*** Data segment ***
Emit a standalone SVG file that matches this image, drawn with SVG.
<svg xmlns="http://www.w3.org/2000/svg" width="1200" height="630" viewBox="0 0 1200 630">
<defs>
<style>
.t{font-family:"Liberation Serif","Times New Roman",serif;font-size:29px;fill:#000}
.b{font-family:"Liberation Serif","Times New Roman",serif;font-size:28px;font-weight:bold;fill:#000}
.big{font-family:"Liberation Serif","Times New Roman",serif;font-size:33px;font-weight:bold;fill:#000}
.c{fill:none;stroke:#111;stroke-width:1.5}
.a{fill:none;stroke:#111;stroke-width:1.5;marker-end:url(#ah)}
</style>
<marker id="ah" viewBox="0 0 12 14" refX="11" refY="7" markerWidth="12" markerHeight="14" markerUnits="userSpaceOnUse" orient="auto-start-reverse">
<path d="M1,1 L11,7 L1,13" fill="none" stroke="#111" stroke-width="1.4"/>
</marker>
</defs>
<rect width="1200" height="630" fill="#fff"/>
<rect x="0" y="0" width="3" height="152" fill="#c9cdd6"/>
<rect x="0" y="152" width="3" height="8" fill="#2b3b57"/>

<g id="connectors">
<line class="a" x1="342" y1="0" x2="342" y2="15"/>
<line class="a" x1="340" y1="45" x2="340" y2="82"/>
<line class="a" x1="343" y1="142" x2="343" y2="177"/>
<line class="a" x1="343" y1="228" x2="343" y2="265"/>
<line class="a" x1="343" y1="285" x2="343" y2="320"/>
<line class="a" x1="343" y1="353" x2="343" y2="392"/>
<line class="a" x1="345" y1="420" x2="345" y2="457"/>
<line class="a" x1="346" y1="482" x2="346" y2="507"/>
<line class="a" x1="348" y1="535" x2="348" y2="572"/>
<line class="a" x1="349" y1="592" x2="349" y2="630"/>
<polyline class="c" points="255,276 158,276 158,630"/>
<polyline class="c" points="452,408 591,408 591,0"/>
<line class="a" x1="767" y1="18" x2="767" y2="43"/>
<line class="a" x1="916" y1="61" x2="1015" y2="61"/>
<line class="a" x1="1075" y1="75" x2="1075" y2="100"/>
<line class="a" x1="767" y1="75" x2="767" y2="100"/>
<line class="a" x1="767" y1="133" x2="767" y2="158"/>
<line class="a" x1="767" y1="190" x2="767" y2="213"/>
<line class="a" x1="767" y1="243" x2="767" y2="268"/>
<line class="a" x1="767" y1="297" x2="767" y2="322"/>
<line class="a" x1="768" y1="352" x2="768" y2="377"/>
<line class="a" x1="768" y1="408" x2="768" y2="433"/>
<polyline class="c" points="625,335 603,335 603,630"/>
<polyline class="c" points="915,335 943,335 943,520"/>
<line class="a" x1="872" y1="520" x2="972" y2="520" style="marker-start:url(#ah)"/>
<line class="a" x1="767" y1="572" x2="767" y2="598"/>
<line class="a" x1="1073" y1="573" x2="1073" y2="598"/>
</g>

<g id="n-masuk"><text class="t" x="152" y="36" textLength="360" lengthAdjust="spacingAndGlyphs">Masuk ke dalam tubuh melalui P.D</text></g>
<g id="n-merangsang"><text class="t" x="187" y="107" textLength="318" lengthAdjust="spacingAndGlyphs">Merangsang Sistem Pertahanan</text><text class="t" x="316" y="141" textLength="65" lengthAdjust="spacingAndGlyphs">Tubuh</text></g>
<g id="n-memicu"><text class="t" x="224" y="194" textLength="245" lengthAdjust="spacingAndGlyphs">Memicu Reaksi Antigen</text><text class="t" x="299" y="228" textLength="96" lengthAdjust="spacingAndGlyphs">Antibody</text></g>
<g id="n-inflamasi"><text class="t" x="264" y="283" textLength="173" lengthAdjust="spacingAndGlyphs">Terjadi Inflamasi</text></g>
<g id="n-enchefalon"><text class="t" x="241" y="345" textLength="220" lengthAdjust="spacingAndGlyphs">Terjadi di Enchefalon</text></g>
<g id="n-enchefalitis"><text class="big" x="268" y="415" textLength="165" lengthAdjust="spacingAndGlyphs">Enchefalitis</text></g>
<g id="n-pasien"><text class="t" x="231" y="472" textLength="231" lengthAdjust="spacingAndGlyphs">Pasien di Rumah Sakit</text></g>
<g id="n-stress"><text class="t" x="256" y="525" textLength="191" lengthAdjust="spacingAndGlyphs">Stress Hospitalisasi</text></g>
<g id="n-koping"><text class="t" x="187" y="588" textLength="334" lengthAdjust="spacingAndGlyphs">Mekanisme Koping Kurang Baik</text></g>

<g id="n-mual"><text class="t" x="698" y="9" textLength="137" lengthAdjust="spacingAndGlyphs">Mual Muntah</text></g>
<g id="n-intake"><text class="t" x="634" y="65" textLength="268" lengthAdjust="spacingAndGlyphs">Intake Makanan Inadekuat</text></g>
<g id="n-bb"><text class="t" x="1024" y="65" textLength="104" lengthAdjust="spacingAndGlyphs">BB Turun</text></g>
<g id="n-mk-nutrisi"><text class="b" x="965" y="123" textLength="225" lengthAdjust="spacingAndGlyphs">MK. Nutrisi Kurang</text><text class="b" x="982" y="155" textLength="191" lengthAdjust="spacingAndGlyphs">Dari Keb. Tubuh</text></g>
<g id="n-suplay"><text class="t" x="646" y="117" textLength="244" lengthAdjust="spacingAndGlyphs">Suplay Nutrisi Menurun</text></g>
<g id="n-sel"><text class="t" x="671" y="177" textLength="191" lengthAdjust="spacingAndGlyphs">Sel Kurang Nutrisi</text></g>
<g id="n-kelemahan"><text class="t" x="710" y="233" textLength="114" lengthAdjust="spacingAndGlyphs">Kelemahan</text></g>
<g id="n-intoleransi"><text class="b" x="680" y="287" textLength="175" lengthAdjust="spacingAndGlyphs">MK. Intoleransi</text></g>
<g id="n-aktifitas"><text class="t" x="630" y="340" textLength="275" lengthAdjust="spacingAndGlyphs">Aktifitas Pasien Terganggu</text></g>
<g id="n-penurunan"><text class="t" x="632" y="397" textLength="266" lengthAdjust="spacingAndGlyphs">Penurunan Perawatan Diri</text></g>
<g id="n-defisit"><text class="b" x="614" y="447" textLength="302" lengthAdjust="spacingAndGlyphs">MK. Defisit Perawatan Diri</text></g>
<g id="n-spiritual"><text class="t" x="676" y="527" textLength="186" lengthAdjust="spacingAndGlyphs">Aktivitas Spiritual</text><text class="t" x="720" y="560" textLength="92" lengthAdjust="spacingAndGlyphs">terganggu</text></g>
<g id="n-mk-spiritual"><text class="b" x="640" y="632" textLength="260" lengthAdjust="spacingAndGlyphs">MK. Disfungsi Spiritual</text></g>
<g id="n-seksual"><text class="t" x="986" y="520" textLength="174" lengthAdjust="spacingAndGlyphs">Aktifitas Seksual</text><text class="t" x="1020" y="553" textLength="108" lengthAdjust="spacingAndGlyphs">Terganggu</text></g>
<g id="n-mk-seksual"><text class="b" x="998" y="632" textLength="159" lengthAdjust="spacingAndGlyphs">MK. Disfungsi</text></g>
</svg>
***
* [Given task]: Please quote the data above in full, with no line missing.

* [Result below]:
Emit a standalone SVG file that matches this image, drawn with SVG.
<svg xmlns="http://www.w3.org/2000/svg" width="1200" height="630" viewBox="0 0 1200 630">
<defs>
<style>
.t{font-family:"Liberation Serif","Times New Roman",serif;font-size:29px;fill:#000}
.b{font-family:"Liberation Serif","Times New Roman",serif;font-size:28px;font-weight:bold;fill:#000}
.big{font-family:"Liberation Serif","Times New Roman",serif;font-size:33px;font-weight:bold;fill:#000}
.c{fill:none;stroke:#111;stroke-width:1.5}
.a{fill:none;stroke:#111;stroke-width:1.5;marker-end:url(#ah)}
</style>
<marker id="ah" viewBox="0 0 12 14" refX="11" refY="7" markerWidth="12" markerHeight="14" markerUnits="userSpaceOnUse" orient="auto-start-reverse">
<path d="M1,1 L11,7 L1,13" fill="none" stroke="#111" stroke-width="1.4"/>
</marker>
</defs>
<rect width="1200" height="630" fill="#fff"/>
<rect x="0" y="0" width="3" height="152" fill="#c9cdd6"/>
<rect x="0" y="152" width="3" height="8" fill="#2b3b57"/>

<g id="connectors">
<line class="a" x1="342" y1="0" x2="342" y2="15"/>
<line class="a" x1="340" y1="45" x2="340" y2="82"/>
<line class="a" x1="343" y1="142" x2="343" y2="177"/>
<line class="a" x1="343" y1="228" x2="343" y2="265"/>
<line class="a" x1="343" y1="285" x2="343" y2="320"/>
<line class="a" x1="343" y1="353" x2="343" y2="392"/>
<line class="a" x1="345" y1="420" x2="345" y2="457"/>
<line class="a" x1="346" y1="482" x2="346" y2="507"/>
<line class="a" x1="348" y1="535" x2="348" y2="572"/>
<line class="a" x1="349" y1="592" x2="349" y2="630"/>
<polyline class="c" points="255,276 158,276 158,630"/>
<polyline class="c" points="452,408 591,408 591,0"/>
<line class="a" x1="767" y1="18" x2="767" y2="43"/>
<line class="a" x1="916" y1="61" x2="1015" y2="61"/>
<line class="a" x1="1075" y1="75" x2="1075" y2="100"/>
<line class="a" x1="767" y1="75" x2="767" y2="100"/>
<line class="a" x1="767" y1="133" x2="767" y2="158"/>
<line class="a" x1="767" y1="190" x2="767" y2="213"/>
<line class="a" x1="767" y1="243" x2="767" y2="268"/>
<line class="a" x1="767" y1="297" x2="767" y2="322"/>
<line class="a" x1="768" y1="352" x2="768" y2="377"/>
<line class="a" x1="768" y1="408" x2="768" y2="433"/>
<polyline class="c" points="625,335 603,335 603,630"/>
<polyline class="c" points="915,335 943,335 943,520"/>
<line class="a" x1="872" y1="520" x2="972" y2="520" style="marker-start:url(#ah)"/>
<line class="a" x1="767" y1="572" x2="767" y2="598"/>
<line class="a" x1="1073" y1="573" x2="1073" y2="598"/>
</g>

<g id="n-masuk"><text class="t" x="152" y="36" textLength="360" lengthAdjust="spacingAndGlyphs">Masuk ke dalam tubuh melalui P.D</text></g>
<g id="n-merangsang"><text class="t" x="187" y="107" textLength="318" lengthAdjust="spacingAndGlyphs">Merangsang Sistem Pertahanan</text><text class="t" x="316" y="141" textLength="65" lengthAdjust="spacingAndGlyphs">Tubuh</text></g>
<g id="n-memicu"><text class="t" x="224" y="194" textLength="245" lengthAdjust="spacingAndGlyphs">Memicu Reaksi Antigen</text><text class="t" x="299" y="228" textLength="96" lengthAdjust="spacingAndGlyphs">Antibody</text></g>
<g id="n-inflamasi"><text class="t" x="264" y="283" textLength="173" lengthAdjust="spacingAndGlyphs">Terjadi Inflamasi</text></g>
<g id="n-enchefalon"><text class="t" x="241" y="345" textLength="220" lengthAdjust="spacingAndGlyphs">Terjadi di Enchefalon</text></g>
<g id="n-enchefalitis"><text class="big" x="268" y="415" textLength="165" lengthAdjust="spacingAndGlyphs">Enchefalitis</text></g>
<g id="n-pasien"><text class="t" x="231" y="472" textLength="231" lengthAdjust="spacingAndGlyphs">Pasien di Rumah Sakit</text></g>
<g id="n-stress"><text class="t" x="256" y="525" textLength="191" lengthAdjust="spacingAndGlyphs">Stress Hospitalisasi</text></g>
<g id="n-koping"><text class="t" x="187" y="588" textLength="334" lengthAdjust="spacingAndGlyphs">Mekanisme Koping Kurang Baik</text></g>

<g id="n-mual"><text class="t" x="698" y="9" textLength="137" lengthAdjust="spacingAndGlyphs">Mual Muntah</text></g>
<g id="n-intake"><text class="t" x="634" y="65" textLength="268" lengthAdjust="spacingAndGlyphs">Intake Makanan Inadekuat</text></g>
<g id="n-bb"><text class="t" x="1024" y="65" textLength="104" lengthAdjust="spacingAndGlyphs">BB Turun</text></g>
<g id="n-mk-nutrisi"><text class="b" x="965" y="123" textLength="225" lengthAdjust="spacingAndGlyphs">MK. Nutrisi Kurang</text><text class="b" x="982" y="155" textLength="191" lengthAdjust="spacingAndGlyphs">Dari Keb. Tubuh</text></g>
<g id="n-suplay"><text class="t" x="646" y="117" textLength="244" lengthAdjust="spacingAndGlyphs">Suplay Nutrisi Menurun</text></g>
<g id="n-sel"><text class="t" x="671" y="177" textLength="191" lengthAdjust="spacingAndGlyphs">Sel Kurang Nutrisi</text></g>
<g id="n-kelemahan"><text class="t" x="710" y="233" textLength="114" lengthAdjust="spacingAndGlyphs">Kelemahan</text></g>
<g id="n-intoleransi"><text class="b" x="680" y="287" textLength="175" lengthAdjust="spacingAndGlyphs">MK. Intoleransi</text></g>
<g id="n-aktifitas"><text class="t" x="630" y="340" textLength="275" lengthAdjust="spacingAndGlyphs">Aktifitas Pasien Terganggu</text></g>
<g id="n-penurunan"><text class="t" x="632" y="397" textLength="266" lengthAdjust="spacingAndGlyphs">Penurunan Perawatan Diri</text></g>
<g id="n-defisit"><text class="b" x="614" y="447" textLength="302" lengthAdjust="spacingAndGlyphs">MK. Defisit Perawatan Diri</text></g>
<g id="n-spiritual"><text class="t" x="676" y="527" textLength="186" lengthAdjust="spacingAndGlyphs">Aktivitas Spiritual</text><text class="t" x="720" y="560" textLength="92" lengthAdjust="spacingAndGlyphs">terganggu</text></g>
<g id="n-mk-spiritual"><text class="b" x="640" y="632" textLength="260" lengthAdjust="spacingAndGlyphs">MK. Disfungsi Spiritual</text></g>
<g id="n-seksual"><text class="t" x="986" y="520" textLength="174" lengthAdjust="spacingAndGlyphs">Aktifitas Seksual</text><text class="t" x="1020" y="553" textLength="108" lengthAdjust="spacingAndGlyphs">Terganggu</text></g>
<g id="n-mk-seksual"><text class="b" x="998" y="632" textLength="159" lengthAdjust="spacingAndGlyphs">MK. Disfungsi</text></g>
</svg>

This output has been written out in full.